Future Research Directions

Sebti said further investigation is planned to test this drug in combination with standard-of-care therapeutic options to explore its potential as an effective supplement to cancer treatment, or to possibly inform the development of a more potent or selective drug against KRAS G12D-driven tumors.

“For every researcher in the field of oncology, the ultimate aspiration is to make a tangible difference in the lives of cancer patients. As we progress toward this goal, the excitement mounts, knowing that our work could directly impact those battling this devastating disease,” said Sebti, who is also a professor in the Department of Pharmacology and Toxicology at the VCU School of Medicine. “KRAS used to be called the ‘undruggable target.’ But we and others have now shown that it is druggable. We’re hoping that our continued work will lead to the development of effective drugs for KRAS G12D-driven cancers.”

Implications for Cancer Treatment

More than 90% of pancreatic cancers, about 35% of colon tumors, and roughly one-quarter of lung tumors have a mutant KRAS gene, Sebti said.

“It’s about targeting the mutation, not necessarily the disease,” Sebti said. “We anticipate that our findings will help identify a therapeutic option that would also work for lung and colon tumors that also have this specific KRAS G12D mutation.”

This builds on nearly a decade’s worth of research led by Sebti at different cancer centers investigating the KRAS gene’s involvement in cancer development.

Sebti’s laboratory at Massey, one of only two NCI-designated cancer centers in Virginia, is dedicated to research in cancer biology and therapeutic interventions. Through innovative collaborations and cutting-edge technology, the lab strives to unravel the complexities of cancer and develop novel strategies for effective treatment of the disease.

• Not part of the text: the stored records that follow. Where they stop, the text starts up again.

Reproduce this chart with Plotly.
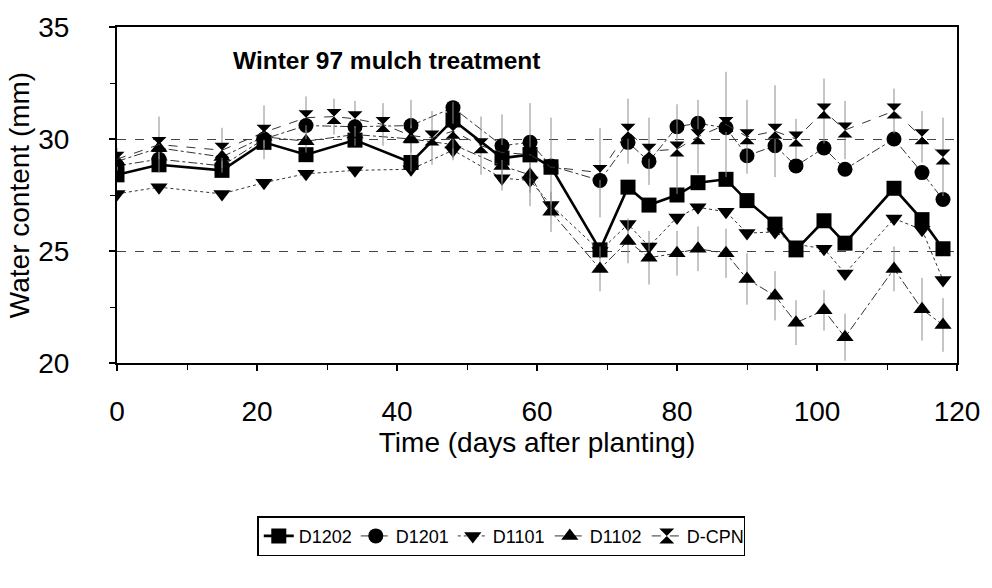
import plotly.graph_objects as go

# Sampling days (days after planting)
days = [0, 6, 15, 21, 27, 31, 34, 38, 42, 45, 48, 52, 55, 59, 62, 69, 73, 76,
        80, 83, 87, 90, 94, 97, 101, 104, 111, 115, 118]

# Profile water content (mm) per treatment; None = not sampled that day
d1202 = [28.4, 28.85, 28.6, 29.85, 29.3, None, 29.95, None, 28.95, None, 30.85, None,
         29.15, 29.3, 28.75, 25.05, 27.85, 27.05, 27.5, 28.05, 28.2, 27.25, 26.2, 25.05,
         26.35, 25.35, 27.8, 26.4, 25.1]
d1201 = [28.8, 29.1, 28.8, 30.0, 30.6, None, 30.55, None, 30.6, None, 31.4, None,
         29.7, 29.85, 28.8, 28.15, 29.85, 29.0, 30.55, 30.7, 30.5, 29.25, 29.7, 28.8,
         29.6, 28.65, 30.0, 28.5, 27.3]
d1101 = [27.55, 27.85, 27.55, 28.05, 28.45, None, 28.6, None, 28.65, None, 29.5, None,
         28.25, 28.15, 27.05, 25.0, 26.2, 25.2, 26.5, 26.95, 26.75, 25.8, 25.85, 25.3,
         25.1, 24.0, 26.45, 25.95, 23.7]
d1102 = [29.0, 29.6, 29.2, 30.1, 29.9, None, 30.2, None, 30.0, None, 29.75, None,
         28.8, 28.4, 26.75, 24.2, 25.45, 24.7, 24.9, 25.1, 24.9, 23.75, 23.0, 21.8,
         22.35, 21.15, 24.2, 22.4, 21.7]
dcpn = [29.1, 29.75, 29.5, 30.3, 30.95, 31.0, 30.9, 30.65, 30.15, 30.05, 30.35, 29.7,
        29.4, 29.3, 28.75, 28.5, 30.35, 29.45, 29.55, 30.1, 30.65, 30.1, 30.35, 30.0,
        31.25, 30.4, 31.25, 30.1, 29.2]

# Standard deviations shown as error bars
dcpn_sd = [0.5, 1.25, 1.0, 1.2, 0.95, 0.8, 0.8, 0.95, 1.6, 1.2, 1.3, 1.3,
           1.7, 2.3, 2.2, 2.0, 1.45, 1.5, 2.0, 1.65, 2.35, 1.65, 2.05, 0.9,
           1.45, 1.3, 1.0, 1.15, 1.75]
d1102_sd = [0.4, 0.5, 0.5, 0.5, 0.5, None, 0.5, None, 0.6, None, 0.6, None,
            0.7, 0.8, 0.9, 1.0, 1.0, 1.2, 1.0, 1.0, 1.1, 1.15, 1.1, 1.0,
            0.9, 1.05, 1.0, 1.4, 1.2]

FONT = "Liberation Sans, Arial, sans-serif"

series = [
    ("D1202", d1202, "square", dict(color="black", width=2.6, dash="solid"), None),
    ("D1201", d1201, "circle", dict(color="#333333", width=1, dash="dashdot"), None),
    ("D1101", d1101, "triangle-down", dict(color="#333333", width=1, dash="dot"), None),
    ("D1102", d1102, "triangle-up", dict(color="#333333", width=1, dash="dashdot"), d1102_sd),
    ("D-CPN", dcpn, "hourglass", dict(color="#333333", width=1, dash="dash"), dcpn_sd),
]

fig = go.Figure()
for name, vals, sym, line, sd in series:
    err = None
    if sd is not None:
        err = dict(type="data", array=sd, visible=True, color="#8c8c8c",
                   thickness=1, width=0)
    fig.add_trace(go.Scatter(
        x=days, y=vals, name=name, mode="lines+markers", connectgaps=True,
        line=line,
        marker=dict(symbol=sym, size=15, color="black", line=dict(width=0)),
        error_y=err,
    ))

fig.add_annotation(
    text="<b>Winter 97 mulch treatment</b>", xref="paper", yref="paper",
    x=0.136, y=0.9, xanchor="left", yanchor="middle", showarrow=False,
    font=dict(family=FONT, size=24.5, color="black"),
)

fig.update_layout(
    width=992, height=588,
    margin=dict(l=117, r=30, t=23, b=225),
    paper_bgcolor="white", plot_bgcolor="white",
    font=dict(family=FONT, color="black"),
    showlegend=True,
    legend=dict(
        orientation="h", x=0.167, y=-0.456, xanchor="left", yanchor="top",
        bordercolor="black", borderwidth=1.5, bgcolor="white",
        font=dict(family=FONT, size=18, color="black"),
        entrywidth=52, entrywidthmode="pixels", itemsizing="trace",
        tracegroupgap=0,
    ),
)

fig.update_xaxes(
    range=[0, 120], dtick=20, tick0=0,
    showline=True, linewidth=2, linecolor="black", mirror=True,
    ticks="outside", ticklen=6, tickwidth=1.5, tickcolor="black",
    minor=dict(dtick=10, ticks="outside", ticklen=5, tickwidth=1.2, tickcolor="black"),
    showgrid=False, zeroline=False,
    tickfont=dict(family=FONT, size=28),
    ticklabelstandoff=16,
    title=dict(text="Time (days after planting)", font=dict(family=FONT, size=28), standoff=2),
)
fig.update_yaxes(
    range=[20, 35], dtick=5, tick0=20,
    showline=True, linewidth=2, linecolor="black", mirror=True,
    ticks="outside", ticklen=6, tickwidth=1.5, tickcolor="black",
    minor=dict(dtick=2.5, ticks="outside", ticklen=5, tickwidth=1.2, tickcolor="black"),
    showgrid=True, gridcolor="#444444", gridwidth=1, griddash="dash",
    zeroline=False,
    tickfont=dict(family=FONT, size=28),
    ticklabelstandoff=34,
    title=dict(text="Water content (mm)", font=dict(family=FONT, size=28), standoff=0),
)

fig.write_html("out.html")
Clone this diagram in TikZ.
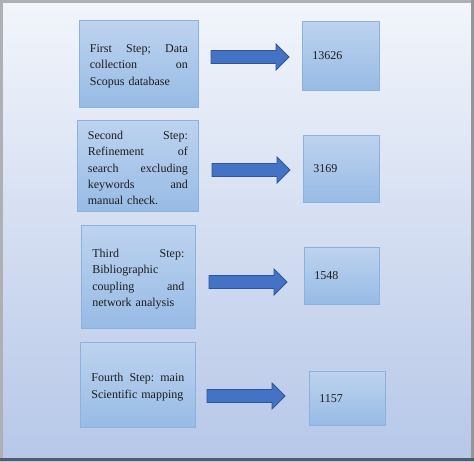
\documentclass[tikz,border=0pt]{standalone}
\usepackage{fontspec}
\setmainfont{Liberation Serif}
\definecolor{bgtop}{HTML}{F2F5FB}
\definecolor{bgmid}{HTML}{C6D4EE}
\definecolor{bgbot}{HTML}{B6C7E8}
\definecolor{boxtop}{HTML}{BDD3EF}
\definecolor{boxbot}{HTML}{97BBE5}
\definecolor{boxline}{HTML}{8DB1DD}
\definecolor{arrfill}{HTML}{4472C4}
\definecolor{arrline}{HTML}{2F5597}
\definecolor{txt}{HTML}{1C1C1C}
\definecolor{edgegray}{HTML}{AEB0B4}
\definecolor{edgedark}{HTML}{555B68}
\newcommand\blockarr[5]{%
  \coordinate (#1) at ({#2},{#5});
  \draw[blockarrow] ({#2},{#5-6.5}) -- ({#3},{#5-6.5}) -- ({#3},{#5-13}) -- ({#4},{#5})
    -- ({#3},{#5+13}) -- ({#3},{#5+6.5}) -- ({#2},{#5+6.5}) -- cycle;}
\newcommand\jline[2]{\makebox[#1][l]{#2}}
\newcommand\topstrut{\rule{0pt}{12.5pt}}
\begin{document}
\begin{tikzpicture}[x=1pt,y=-1pt,
  stepbox/.style={draw=boxline, line width=0.8pt, top color=boxtop, bottom color=boxbot,
    anchor=north west, align=left, text=txt, inner ysep=0pt,
    font=\fontsize{12}{16.3}\selectfont},
  numbox/.style={draw=boxline, line width=0.8pt, top color=boxtop, bottom color=boxbot,
    anchor=north west, align=left, text=txt, inner xsep=10pt, inner ysep=0pt,
    font=\fontsize{12}{16}\selectfont},
  blockarrow/.style={fill=arrfill, draw=arrline, line width=0.8pt, line join=miter}]
\useasboundingbox (0,0) rectangle (474,461);
\shade[top color=bgtop, middle color=bgmid, bottom color=bgbot] (0,0) rectangle (474,461);
\fill[edgegray] (0,0) rectangle (474,2.5);
\fill[edgegray] (0,0) rectangle (2.5,461);
\fill[edgegray!85!black] (471,0) rectangle (474,461);
\fill[edgedark] (0,458) rectangle (474,461);

% step boxes
\node[stepbox, text width=98pt, inner xsep=10.5pt, minimum width=119pt, minimum height=87pt] (s1) at (79,20)
  {\topstrut\jline{98pt}{First\hfill Step;\hfill Data}\\\jline{98pt}{collection\hfill on}\\Scopus database};
\node[stepbox, text width=100pt, inner xsep=10.5pt, minimum width=121pt, minimum height=91pt] (s2) at (77,120)
  {\topstrut\jline{100pt}{Second\hfill Step:}\\\jline{100pt}{Refinement\hfill of}\\\jline{100pt}{search\hfill excluding}\\\jline{100pt}{keywords\hfill and}\\manual check.};
\node[stepbox, text width=92pt, inner xsep=11pt, minimum width=114pt, minimum height=103pt] (s3) at (81,225)
  {\topstrut\jline{92pt}{Third\hfill Step:}\\Bibliographic\\\jline{92pt}{coupling\hfill and}\\network analysis};
\node[stepbox, text width=93pt, inner xsep=11pt, minimum width=115pt, minimum height=85pt] (s4) at (80,342)
  {\topstrut\jline{93pt}{Fourth\hfill Step:\hfill main}\\Scientific mapping};

% number boxes
\node[numbox, text width=57pt, minimum width=77pt, minimum height=69pt] (n1) at (302,21) {13626};
\node[numbox, text width=56pt, minimum width=76pt, minimum height=67pt] (n2) at (303,135) {3169};
\node[numbox, text width=55pt, minimum width=75pt, minimum height=57pt] (n3) at (304,247) {1548};
\node[numbox, text width=56pt, minimum width=76pt, minimum height=54pt] (n4) at (309,371) {1157};

% block arrows
\blockarr{a1}{211}{276}{289}{57}
\blockarr{a2}{212}{277}{290}{170}
\blockarr{a3}{209}{274}{287}{282}
\blockarr{a4}{207}{272}{285}{396}
\end{tikzpicture}
\end{document}
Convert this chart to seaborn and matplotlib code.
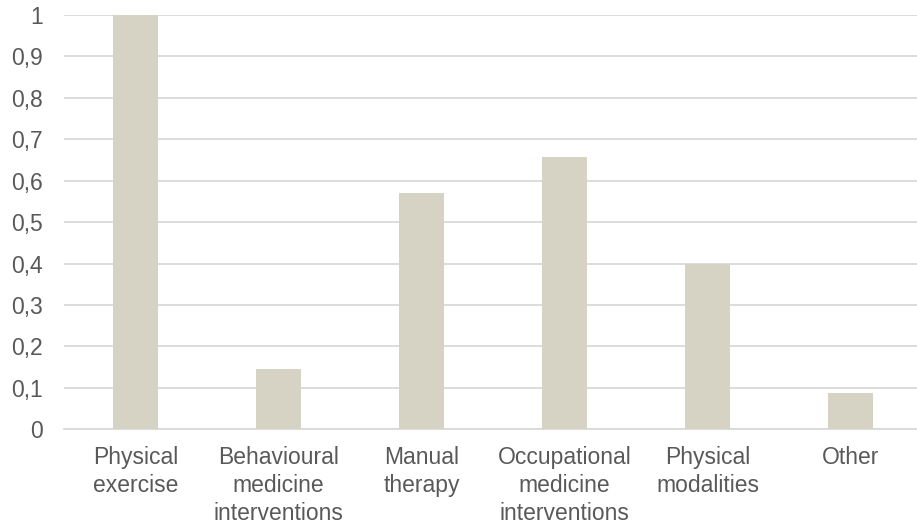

Reference: “Discovery of KRB-456, a KRAS G12D Switch-I/II Allosteric Pocket Binder That Inhibits the Growth of Pancreatic Cancer Patient-derived Tumors” by Aslamuzzaman Kazi, Alok Ranjan, Vasantha Kumar M.V., Bogos Agianian, Martin Garcia Chavez, Vignesh Vudatha, Rui Wang, Rajanikanth Vangipurapu, Liwei Chen, Perry Kennedy, Karthikeyan Subramanian, Jonathan C.K. Quirke, Francisca Beato, Patrick W. Underwood, Jason B. Fleming, Jose Trevino, Paul J. Hergenrother, Evripidis Gavathiotis and Said M. Sebti, 28 December 2023, Cancer Research Communications.
DOI: 10.1158/2767-9764.CRC-23-0222

Collaborators on this study include Aslamuzzaman Kazi, Ph.D., Alok Ranjan, Karthikeyan Subramanian, Vignesh Vudatha, M.D., and Rui Wang, Ph.D., of Massey and the VCU School of Medicine; Jose Trevino, M.D., surgeon-in-chief at Massey and formerly of the University of Florida; Evripidis Gavathiotis, Ph.D., Bogos Agianian, Ph.D., and Vasantha Kumar M.V. of the Albert Einstein College of Medicine; Paul J. Hergenrother, Ph.D, Martin Garcia Chavez, Ph.D., and Jonathan C.K. Quirke of the University of Illinois Urbana-Champaign; Francisca Beato, Liwei Chen Ph.D., Jason Fleming, M.D., Perry Kennedy, Ph.D., and Rajanikanth Vangipurapu, Ph.D., of Moffitt Cancer Center; and Patrick Underwood of the University of Florida.

The study was funded by the National Institutes of Health.